You may want to take a look at Dask or Graphlab
http://dask.pydata.org/en/latest/
https://turi.com/products/create/
They are similar to pandas but working on large scale data (using out-of-core dataframes). The problem with pandas is all data has to fit into memory.
Both frameworks can be used with scikit learn. You can load 22 GB of data into Dask or SFrame, then use with sklearn.
I find it interesting that you have chosen to use Python for statistical analysis rather than R however, I would start by putting my data into a format that can handle such large datasets. The python h5py package is fantastic for this kind of storage - allowing very fast access to your data. You will need to chunk up your data in reasonable sizes say 1 million element chunks e.g. 20 columns x 50,000 rows writing each chunk to the H5 file. Next you need to think about what kind of model you are running - which you haven't really specified.
The fact is that you will probably have to write the algorithm for model and the machine learning cross validation because the data is large.

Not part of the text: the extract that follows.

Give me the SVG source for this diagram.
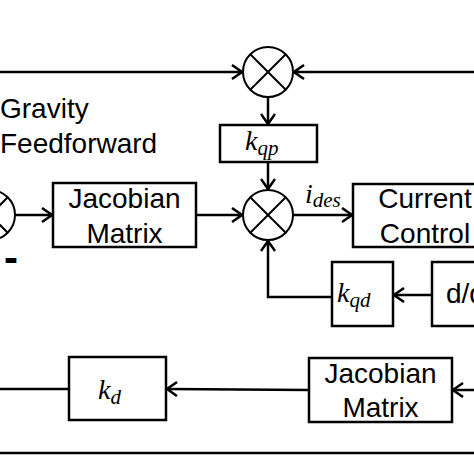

Start by writing an algorithm to summarize the data, so that you know what you am looking at. Then once you decide what model you want to run you will need to think about what the cross validation will be. Put in a "column" into each chunk of the data set that denotes which validation set each row belongs to. You many choose to label each chunk to a particular validation set.
Next you will need to write a map reduce style algorithm to run your model on the validation subsets. The alternative is simply to run models on each chunk of each validation set and average the result (consider the theoretical validity of this approach).
Consider using spark, or R and rhdf5 or something similar. I haven't supplied any code because this is a project rather than just a simple coding question.